Copy all the data exactly, except the pictures.

________________________

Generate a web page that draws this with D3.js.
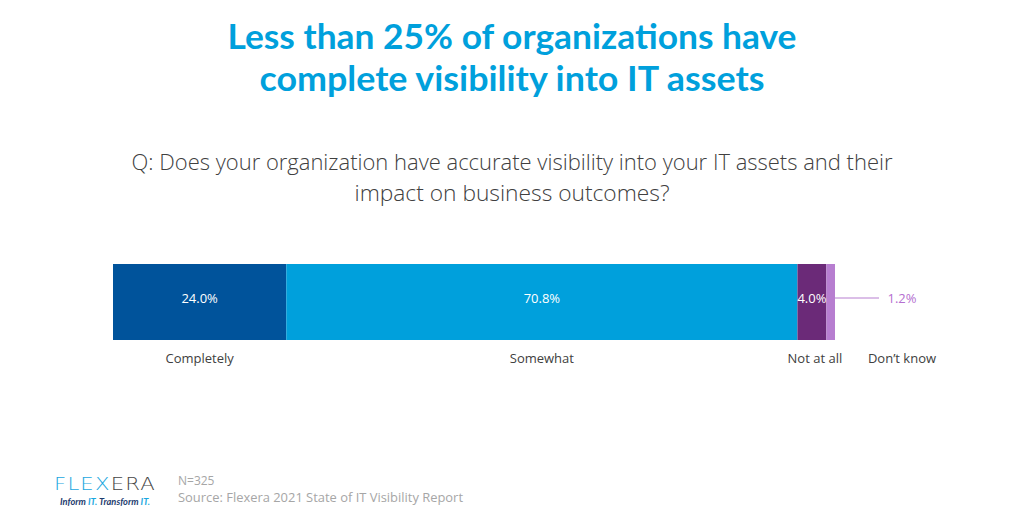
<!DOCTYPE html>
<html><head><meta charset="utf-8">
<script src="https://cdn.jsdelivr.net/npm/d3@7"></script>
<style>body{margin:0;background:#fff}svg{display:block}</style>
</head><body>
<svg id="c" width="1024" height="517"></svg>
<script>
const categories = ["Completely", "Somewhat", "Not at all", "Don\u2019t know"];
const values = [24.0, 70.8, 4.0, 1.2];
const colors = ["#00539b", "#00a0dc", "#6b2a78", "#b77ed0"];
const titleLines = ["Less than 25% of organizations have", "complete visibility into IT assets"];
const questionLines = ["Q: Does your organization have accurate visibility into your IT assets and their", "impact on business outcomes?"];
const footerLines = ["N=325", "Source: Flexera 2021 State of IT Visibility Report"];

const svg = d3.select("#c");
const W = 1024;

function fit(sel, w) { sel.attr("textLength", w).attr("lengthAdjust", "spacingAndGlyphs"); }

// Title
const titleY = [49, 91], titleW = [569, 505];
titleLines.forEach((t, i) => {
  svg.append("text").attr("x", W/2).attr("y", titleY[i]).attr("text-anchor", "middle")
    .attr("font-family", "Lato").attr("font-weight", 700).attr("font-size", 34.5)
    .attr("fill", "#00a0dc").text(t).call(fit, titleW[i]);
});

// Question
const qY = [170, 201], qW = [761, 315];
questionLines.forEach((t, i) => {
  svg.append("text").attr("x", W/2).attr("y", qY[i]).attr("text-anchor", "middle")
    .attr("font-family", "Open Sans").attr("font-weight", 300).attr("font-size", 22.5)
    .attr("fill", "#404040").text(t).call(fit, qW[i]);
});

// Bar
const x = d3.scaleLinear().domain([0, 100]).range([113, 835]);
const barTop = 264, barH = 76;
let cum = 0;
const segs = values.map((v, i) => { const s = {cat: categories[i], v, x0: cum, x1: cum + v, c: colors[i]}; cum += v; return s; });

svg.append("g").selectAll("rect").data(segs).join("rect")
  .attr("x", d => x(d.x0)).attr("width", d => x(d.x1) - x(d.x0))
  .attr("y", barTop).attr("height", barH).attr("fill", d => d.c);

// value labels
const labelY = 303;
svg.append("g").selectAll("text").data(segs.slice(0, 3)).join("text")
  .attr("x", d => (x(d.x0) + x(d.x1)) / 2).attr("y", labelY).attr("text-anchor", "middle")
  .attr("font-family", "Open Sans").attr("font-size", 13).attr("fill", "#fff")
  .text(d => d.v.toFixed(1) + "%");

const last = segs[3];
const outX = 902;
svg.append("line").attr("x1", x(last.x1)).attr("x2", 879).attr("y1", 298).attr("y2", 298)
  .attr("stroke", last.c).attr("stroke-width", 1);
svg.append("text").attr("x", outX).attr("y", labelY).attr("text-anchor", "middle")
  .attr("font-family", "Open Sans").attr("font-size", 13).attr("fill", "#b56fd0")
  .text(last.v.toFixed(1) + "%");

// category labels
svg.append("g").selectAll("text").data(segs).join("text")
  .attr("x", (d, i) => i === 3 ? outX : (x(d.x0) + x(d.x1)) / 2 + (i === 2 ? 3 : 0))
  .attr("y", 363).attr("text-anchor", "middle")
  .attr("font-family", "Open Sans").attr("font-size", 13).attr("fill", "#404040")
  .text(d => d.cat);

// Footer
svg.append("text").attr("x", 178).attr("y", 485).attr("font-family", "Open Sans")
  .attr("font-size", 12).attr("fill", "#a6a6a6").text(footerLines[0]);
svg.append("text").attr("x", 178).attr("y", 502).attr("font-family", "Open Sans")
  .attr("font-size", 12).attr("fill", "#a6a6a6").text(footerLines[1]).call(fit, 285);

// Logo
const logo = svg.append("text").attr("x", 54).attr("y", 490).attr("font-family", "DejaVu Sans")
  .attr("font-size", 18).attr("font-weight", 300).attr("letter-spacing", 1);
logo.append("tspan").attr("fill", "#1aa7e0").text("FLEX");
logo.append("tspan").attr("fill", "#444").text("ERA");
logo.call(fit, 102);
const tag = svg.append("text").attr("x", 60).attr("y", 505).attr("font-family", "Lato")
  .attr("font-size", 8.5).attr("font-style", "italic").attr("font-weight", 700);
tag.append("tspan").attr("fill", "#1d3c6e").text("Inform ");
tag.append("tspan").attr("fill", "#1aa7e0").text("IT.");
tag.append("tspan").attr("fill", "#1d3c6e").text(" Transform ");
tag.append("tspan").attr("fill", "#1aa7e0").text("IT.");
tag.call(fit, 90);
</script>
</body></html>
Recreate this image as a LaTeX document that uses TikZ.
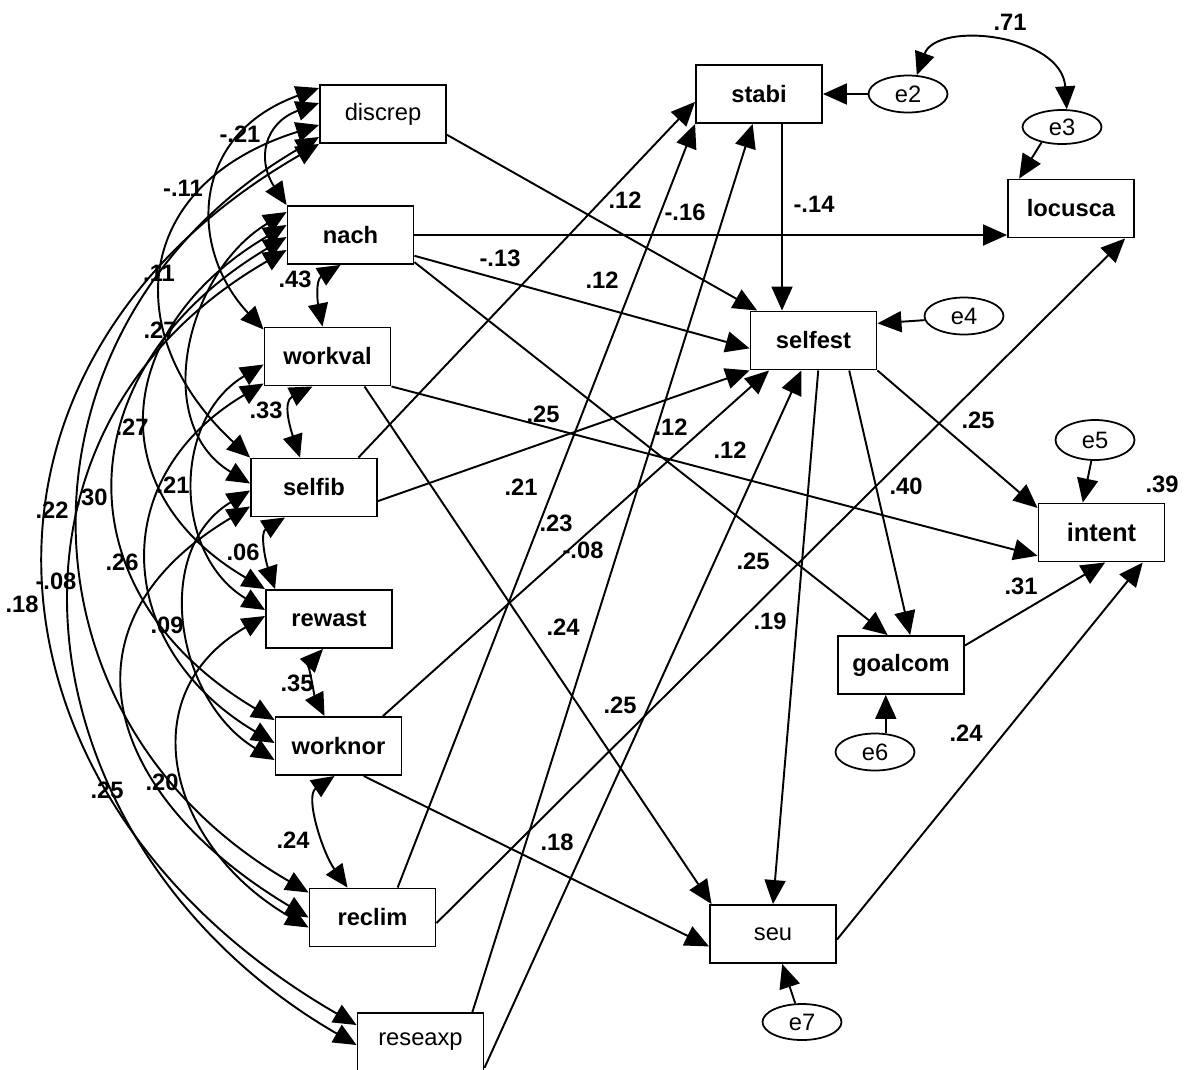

________________________

— ANSWER FOR THIS EXERCISE —
Generate a web page that draws this with D3.js.
<!DOCTYPE html>
<html><head><meta charset="utf-8">
<script src="https://cdn.jsdelivr.net/npm/d3@7"></script>
<style>body{margin:0;background:#fff}svg{display:block}</style>
</head><body>
<svg id="c" width="1024" height="517"></svg>
<script>
const categories = ["Completely", "Somewhat", "Not at all", "Don\u2019t know"];
const values = [24.0, 70.8, 4.0, 1.2];
const colors = ["#00539b", "#00a0dc", "#6b2a78", "#b77ed0"];
const titleLines = ["Less than 25% of organizations have", "complete visibility into IT assets"];
const questionLines = ["Q: Does your organization have accurate visibility into your IT assets and their", "impact on business outcomes?"];
const footerLines = ["N=325", "Source: Flexera 2021 State of IT Visibility Report"];

const svg = d3.select("#c");
const W = 1024;

function fit(sel, w) { sel.attr("textLength", w).attr("lengthAdjust", "spacingAndGlyphs"); }

// Title
const titleY = [49, 91], titleW = [569, 505];
titleLines.forEach((t, i) => {
  svg.append("text").attr("x", W/2).attr("y", titleY[i]).attr("text-anchor", "middle")
    .attr("font-family", "Lato").attr("font-weight", 700).attr("font-size", 34.5)
    .attr("fill", "#00a0dc").text(t).call(fit, titleW[i]);
});

// Question
const qY = [170, 201], qW = [761, 315];
questionLines.forEach((t, i) => {
  svg.append("text").attr("x", W/2).attr("y", qY[i]).attr("text-anchor", "middle")
    .attr("font-family", "Open Sans").attr("font-weight", 300).attr("font-size", 22.5)
    .attr("fill", "#404040").text(t).call(fit, qW[i]);
});

// Bar
const x = d3.scaleLinear().domain([0, 100]).range([113, 835]);
const barTop = 264, barH = 76;
let cum = 0;
const segs = values.map((v, i) => { const s = {cat: categories[i], v, x0: cum, x1: cum + v, c: colors[i]}; cum += v; return s; });

svg.append("g").selectAll("rect").data(segs).join("rect")
  .attr("x", d => x(d.x0)).attr("width", d => x(d.x1) - x(d.x0))
  .attr("y", barTop).attr("height", barH).attr("fill", d => d.c);

// value labels
const labelY = 303;
svg.append("g").selectAll("text").data(segs.slice(0, 3)).join("text")
  .attr("x", d => (x(d.x0) + x(d.x1)) / 2).attr("y", labelY).attr("text-anchor", "middle")
  .attr("font-family", "Open Sans").attr("font-size", 13).attr("fill", "#fff")
  .text(d => d.v.toFixed(1) + "%");

const last = segs[3];
const outX = 902;
svg.append("line").attr("x1", x(last.x1)).attr("x2", 879).attr("y1", 298).attr("y2", 298)
  .attr("stroke", last.c).attr("stroke-width", 1);
svg.append("text").attr("x", outX).attr("y", labelY).attr("text-anchor", "middle")
  .attr("font-family", "Open Sans").attr("font-size", 13).attr("fill", "#b56fd0")
  .text(last.v.toFixed(1) + "%");

// category labels
svg.append("g").selectAll("text").data(segs).join("text")
  .attr("x", (d, i) => i === 3 ? outX : (x(d.x0) + x(d.x1)) / 2 + (i === 2 ? 3 : 0))
  .attr("y", 363).attr("text-anchor", "middle")
  .attr("font-family", "Open Sans").attr("font-size", 13).attr("fill", "#404040")
  .text(d => d.cat);

// Footer
svg.append("text").attr("x", 178).attr("y", 485).attr("font-family", "Open Sans")
  .attr("font-size", 12).attr("fill", "#a6a6a6").text(footerLines[0]);
svg.append("text").attr("x", 178).attr("y", 502).attr("font-family", "Open Sans")
  .attr("font-size", 12).attr("fill", "#a6a6a6").text(footerLines[1]).call(fit, 285);

// Logo
const logo = svg.append("text").attr("x", 54).attr("y", 490).attr("font-family", "DejaVu Sans")
  .attr("font-size", 18).attr("font-weight", 300).attr("letter-spacing", 1);
logo.append("tspan").attr("fill", "#1aa7e0").text("FLEX");
logo.append("tspan").attr("fill", "#444").text("ERA");
logo.call(fit, 102);
const tag = svg.append("text").attr("x", 60).attr("y", 505).attr("font-family", "Lato")
  .attr("font-size", 8.5).attr("font-style", "italic").attr("font-weight", 700);
tag.append("tspan").attr("fill", "#1d3c6e").text("Inform ");
tag.append("tspan").attr("fill", "#1aa7e0").text("IT.");
tag.append("tspan").attr("fill", "#1d3c6e").text(" Transform ");
tag.append("tspan").attr("fill", "#1aa7e0").text("IT.");
tag.call(fit, 90);
</script>
</body></html>
Recreate this image as a LaTeX document that uses TikZ.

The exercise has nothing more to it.